REFER TO MOSFET Drivers: the Critical Link Between Processor and Power Switch.

What are the differences in switching characteristics between N-Channel and P-Channel MOSFETs?

The switching characteristics of N-Channel and P-Channel MOSFETs differ primarily due to their inherent electrical properties and the way they are driven in circuits. Here are some key differences:

Gate Voltage Requirements

N-Channel MOSFETs: These require a positive gate voltage to turn on. The gate voltage must be higher than the source voltage to create a conductive channel for electrons to flow from the source to the drain.

P-Channel MOSFETs: These require a more negative gate voltage relative to the source to turn on. This characteristic makes them suitable for high-side switching applications where a simpler drive circuit is needed.

Switching Speed

N-Channel MOSFETs: Generally, N-Channel MOSFETs have faster switching speeds compared to P-Channel MOSFETs. This is due to the higher mobility of electrons compared to holes, which are the charge carriers in P-Channel devices.

P-Channel MOSFETs: While they are typically slower than N-Channel MOSFETs, they are often used in applications where the simplicity of the drive circuit is more critical than the switching speed.

Circuit Design Considerations

N-Channel MOSFETs: When used as high-side switches, they require a bootstrapping circuit to provide a gate voltage higher than the source voltage.

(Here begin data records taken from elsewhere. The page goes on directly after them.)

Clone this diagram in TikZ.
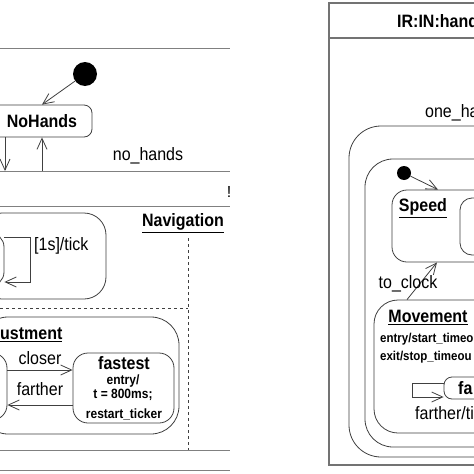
\documentclass[tikz,border=0pt]{standalone}
\usepackage{fontspec}
\setmainfont{Liberation Sans}
\usetikzlibrary{arrows.meta}
\newcommand{\tallt}[1]{\scalebox{1}[1.12]{#1}}
\begin{document}
\begin{tikzpicture}[x=1pt,y=-1pt,
  line/.style={draw=black!75, line width=0.8pt},
  sep/.style={draw=black!50, line width=1pt},
  frame/.style={draw=black!55, line width=1.3pt},
  statebox/.style={draw=black!75, line width=0.8pt, rectangle, inner sep=0pt},
  arr/.style={draw=black!75, line width=0.8pt, -{Straight Barb[length=11pt,width=10pt]}},
  txt/.style={inner sep=0pt, font=\fontsize{16}{18}\selectfont},
  btxt/.style={inner sep=0pt, font=\fontsize{16}{18}\selectfont\bfseries},
  stxt/.style={inner sep=0pt, font=\fontsize{12}{14}\selectfont\bfseries},
  mtxt/.style={inner sep=0pt, font=\fontsize{11.5}{14}\selectfont\bfseries},
  initial/.style={circle, fill=black, inner sep=0pt}]
\clip (0,0) rectangle (474,474);
\fill[white] (0,0) rectangle (474,474);

% ---------- left part ----------
\draw[sep] (0,48) -- (230,48);
\draw[sep] (0,171) -- (230,171);
\draw[sep] (0,206) -- (230,206);
\draw[sep] (0,450) -- (230,450);
\draw[sep] (0,470) -- (230,470);

\node[initial, minimum size=24pt] (initL) at (85,74) {};
\node[statebox, rounded corners=8pt, minimum width=100pt, minimum height=32pt, btxt] (nohands) at (42,121) {\tallt{NoHands}};
\draw[arr] (initL) -- (nohands.north);
\coordinate (downend) at (5,171);
\coordinate (upstart) at (42,171);
\draw[arr] (nohands.south -| downend) -- (downend);
\draw[arr] (upstart) -- (nohands.south -| upstart);
\node[txt] (nohandslbl) at (148,156) {\tallt{no\_hands}};
\node[txt] (bang) at (229,192) {!};

% Navigation
\draw[line, rounded corners=22pt] (-20,213) rectangle (106,299);
\node[statebox, rounded corners=14pt, minimum width=44pt, minimum height=53pt] (lstateA) at (-18,259.5) {};
\draw[arr] ([yshift=22.5pt]lstateA.east) -- ++(26,0) -- ++(0,45) -- ([yshift=-22.5pt]lstateA.east);
\node[txt, anchor=west] (ticklbl) at (34,246) {\tallt{[1s]/tick}};
\node[btxt] (navlbl) at (183,223) {\tallt{\underline{Navigation}}};
\draw[line, dashed] (0,308) -- (188,308);
\draw[line, dashed] (188,238) -- (188,450);

% Adjustment
\draw[line, rounded corners=28pt] (-20,317) rectangle (179,434);
\node[btxt, anchor=west] (adjlbl) at (0,335) {\tallt{\underline{ustment}}};
\node[statebox, rounded corners=15pt, minimum width=47pt, minimum height=67pt] (lstateB) at (-16.5,386.5) {};
\node[statebox, rounded corners=15pt, minimum width=101pt, minimum height=70pt] (fastest) at (123.5,388) {};
\draw[arr] ([yshift=16.5pt]lstateB.east) -- ([yshift=16.5pt]lstateB.east -| fastest.west);
\draw[arr] ([yshift=-18.5pt]lstateB.east -| fastest.west) -- ([yshift=-18.5pt]lstateB.east);
\node[txt] (closerlbl) at (40,358) {\tallt{closer}};
\node[txt] (fartherlbl) at (40,389) {\tallt{farther}};
\node[btxt] (fastestname) at (124,363) {\tallt{fastest}};
\node[stxt] (fastestA) at (123,381) {\tallt{entry/}};
\node[stxt] (fastestB) at (123,395) {\tallt{t = 800ms;}};
\node[stxt] (fastestC) at (124,414) {\tallt{restart\_ticker}};

% ---------- right part ----------
\draw[frame] (329,3) rectangle (540,465);
\draw[frame] (329,38) -- (540,38);
\node[btxt, anchor=west] (title) at (397,21) {\tallt{IR:IN:hand}};
\node[txt, anchor=west] (onelbl) at (425,113) {\tallt{one\_ha}};
\draw[line, rounded corners=32pt] (349,126) rectangle (560,457);
\draw[line, rounded corners=28pt] (365,159) rectangle (550,447);

\node[initial, minimum size=14pt] (initR) at (404,173) {};
\node[statebox, rounded corners=15pt, minimum width=168pt, minimum height=72pt] (speed) at (476,226) {};
\node[btxt] (speedlbl) at (423,208) {\tallt{\underline{Speed}}};
\draw[line, rounded corners=12pt] (460,198) rectangle (560,255);
\coordinate (speedin) at (438,190);
\draw[arr] (initR) -- (speed.north -| speedin);

\node[statebox, rounded corners=24pt, minimum width=186pt, minimum height=133pt] (movement) at (467,366.5) {};
\node[btxt] (movlbl) at (428,318) {\tallt{\underline{Movement}}};
\node[mtxt, anchor=west] (moventry) at (380,339) {\tallt{entry/start\_timeo}};
\node[mtxt, anchor=west] (movexit) at (380,357) {\tallt{exit/stop\_timeou}};
\coordinate (mvout) at (407,300);
\coordinate (spin) at (437,262);
\draw[arr] (movement.north -| mvout) -- (speed.south -| spin);
\node[txt] (toclock) at (408,284) {\tallt{to\_clock}};

\node[statebox, rounded corners=8pt, minimum width=116pt, minimum height=22pt] (fa) at (502,388) {};
\node[btxt, anchor=west] (falbl) at (458,388) {\tallt{fa}};
\draw[arr] ([yshift=5pt]fa.west) -- ++(-31,0) -- ++(0,14) -- ([yshift=-9pt]fa.west);
\node[txt, anchor=west] (fartherti) at (415,413) {\tallt{farther/ti}};
\end{tikzpicture}
\end{document}
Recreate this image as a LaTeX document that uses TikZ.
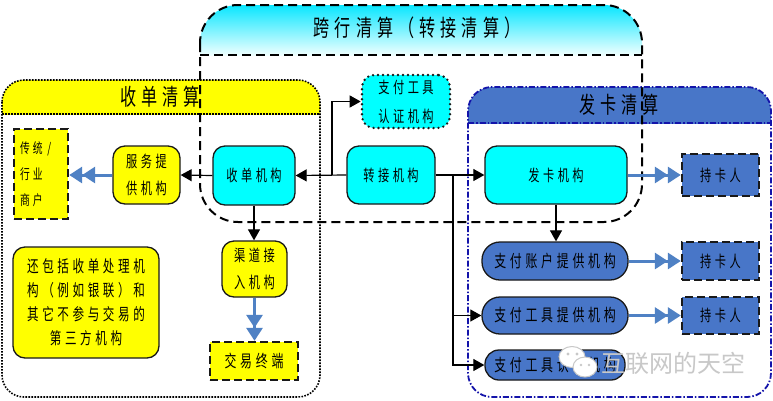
\documentclass[tikz,border=0pt]{standalone}
\usepackage{fontspec}
\newfontfamily\cjk[FakeStretch=0.7,LetterSpace=22]{Noto Sans CJK SC}
\newfontfamily\cjkn{Noto Sans CJK SC}
\usetikzlibrary{arrows.meta,calc}
\definecolor{cyanf}{RGB}{0,255,255}
\definecolor{yelf}{RGB}{255,255,0}
\definecolor{nodeblue}{RGB}{72,118,200}
\definecolor{arrblue}{RGB}{79,129,196}
\definecolor{issueline}{RGB}{20,20,170}
\definecolor{wmgray}{RGB}{200,200,200}
\newcommand\myNodeFont{\cjk\fontsize{16}{27}\selectfont}
\newcommand\myHeadFont{\cjk\fontsize{23}{26}\selectfont}
\tikzset{
  base/.style={draw=black!90, line width=1.3pt, inner sep=0pt, font=\myNodeFont, align=center, text=black},
  cyanbox/.style={base, fill=cyanf, rounded corners=12pt},
  yelbox/.style={base, fill=yelf, rounded corners=12pt},
  bluebox/.style={base, fill=nodeblue, rounded corners=18pt, font=\cjk\fontsize{17}{20}\selectfont},
  yeldash/.style={base, fill=yelf, line width=2.4pt, dash pattern=on 8pt off 4pt},
  bluedash/.style={base, fill=nodeblue, line width=2.4pt, dash pattern=on 8pt off 4pt, font=\cjk\fontsize{16}{20}\selectfont},
  dotbox/.style={base, fill=cyanf, rounded corners=12pt, line width=2.6pt, dash pattern=on 0pt off 5pt, line cap=round},
  blk/.style={draw=black, line width=1.2pt, -{Triangle[length=11pt,width=12pt]}},
  bluearr/.style={draw=arrblue, line width=3pt, -{Triangle[length=13pt,width=16pt]Triangle[length=13pt,width=16pt]}},
  headtxt/.style={font=\myHeadFont, inner sep=0pt, text=black},
}
\begin{document}
\begin{tikzpicture}[x=1pt,y=-1pt]
\useasboundingbox (0,0) rectangle (773,400);
\fill[white] (0,0) rectangle (773,400);

% ---------- acquiring region ----------
\begin{scope}
  \clip (0,78) rectangle (330,114);
  \fill[yelf, rounded corners=22pt] (2,80) rectangle (320,397);
\end{scope}
\draw[line width=1.6pt, dash pattern=on 1.6pt off 1.4pt, rounded corners=22pt] (2,80) rectangle (320,397);
\draw[line width=1.6pt, dash pattern=on 1.6pt off 1.4pt] (2,114) -- (320,114);
\node[headtxt] (hsd) at (160,97) {收单清算};

% ---------- issuing region ----------
\begin{scope}
  \clip (460,85) rectangle (773,123);
  \fill[nodeblue, rounded corners=24pt] (468,87) rectangle (771,397);
\end{scope}
\draw[issueline, line width=1.8pt, dash pattern=on 6pt off 2pt on 1.5pt off 2pt, rounded corners=24pt] (468,87) rectangle (771,397);
\draw[issueline, line width=1.8pt, dash pattern=on 6pt off 2pt on 1.5pt off 2pt] (468,123) -- (771,123);
\node[headtxt] (hfk) at (619,105) {发卡清算};

% ---------- cross-bank region ----------
\begin{scope}
  \clip[rounded corners=38pt] (200,5) rectangle (642,222);
  \shade[top color=cyanf!90!blue, bottom color=cyanf!6] (195,3) rectangle (650,55);
\end{scope}
\draw[line width=2pt, dash pattern=on 9pt off 5pt, rounded corners=38pt] (200,5) rectangle (642,222);
\draw[line width=2pt, dash pattern=on 9pt off 5pt] (200,55) -- (642,55);
\node[headtxt] (hkh) at (417,28) {跨行清算（转接清算）};

% ---------- nodes ----------
\node[yeldash, minimum width=54, minimum height=90, text width=42pt, align=left, font=\cjk\fontsize{14}{26}\selectfont] (ct) at (41,174) {传统 /\\行业\\商户};
\node[yelbox, minimum width=67, minimum height=58] (fw) at (146.5,175) {服务提\\供机构};
\node[cyanbox, minimum width=82, minimum height=59] (sd) at (254,175.5) {收单机构};
\node[cyanbox, minimum width=88, minimum height=58] (zj) at (391,175) {转接机构};
\node[cyanbox, minimum width=142, minimum height=58] (fk) at (556,175) {发卡机构};
\node[bluedash, minimum width=77, minimum height=42] (ck1) at (720.5,175) {持卡人};
\node[dotbox, minimum width=88, minimum height=53, font=\cjk\fontsize{16}{29}\selectfont] (rz1) at (406,101.5) {支付工具\\认证机构};
\node[yelbox, minimum width=65, minimum height=56] (qd) at (254.5,269) {渠道接\\入机构};
\node[yeldash, minimum width=88, minimum height=38, font=\cjk\fontsize{17}{20}\selectfont] (jy) at (254,361) {交易终端};
\node[yelbox, minimum width=146, minimum height=111, font=\cjk\fontsize{16.5}{24}\selectfont] (hb) at (86,302.5) {还包括收单处理机\\构（例如银联）和\\其它不参与交易的\\第三方机构};
\node[bluebox, minimum width=146, minimum height=38] (zhtg) at (555,261) {支付账户提供机构};
\node[bluedash, minimum width=77, minimum height=38] (ck2) at (720.5,261) {持卡人};
\node[bluebox, minimum width=146, minimum height=37] (gjtg) at (555,315.5) {支付工具提供机构};
\node[bluedash, minimum width=77, minimum height=37] (ck3) at (720.5,315.5) {持卡人};
\node[bluebox, minimum width=140, minimum height=30, rounded corners=14pt] (gjrz) at (555,365) {支付工具认证机构};

% ---------- connectors ----------
\coordinate (b1) at (332,175);
\coordinate (b2) at (453,175);
\draw[blk] (sd.west) -- (fw.east);
\draw[blk] (zj.west) -- (sd.east);
\draw[blk] (b1) |- (rz1.west);
\draw[blk] (zj.east) -- (fk.west);
\draw[blk] (b2) |- (gjtg.west);
\draw[blk] (b2) |- (gjrz.west);
\draw[blk] (fk.south) -- (fk.south |- zhtg.north);
\draw[blk] (sd.south) -- (sd.south |- qd.north);

\draw[bluearr] (fw.west) -- (ct.east |- fw.west);
\draw[bluearr] (qd.south) -- (qd.south |- jy.north);
\draw[bluearr] (fk.east) -- (ck1.west);
\draw[bluearr] (zhtg.east) -- (ck2.west);
\draw[bluearr] (gjtg.east) -- (ck3.west);

% ---------- watermark ----------
\fill[white, draw=wmgray, line width=1pt] (572,357) ellipse [x radius=13, y radius=10.5];
\fill[white, draw=wmgray, line width=1pt] (585,367) ellipse [x radius=12, y radius=10];
\fill[wmgray] (568,354) circle (1.6) (577,354) circle (1.6) (581,365) circle (1.4) (589,365) circle (1.4);
\node[font=\cjkn\fontsize{24}{28}\selectfont, text=wmgray, inner sep=0pt] (wm) at (673,363) {互联网的天空};
\end{tikzpicture}
\end{document}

This can complicate the circuit design but is often justified by their superior performance characteristics.

P-Channel MOSFETs: These do not require a bootstrapping circuit for high-side switching, which simplifies the design. However, they may not be as efficient in terms of switching speed and on-resistance.

These differences influence the choice between N-Channel and P-Channel MOSFETs depending on the specific requirements of the application, such as switching speed, circuit complexity, and efficiency.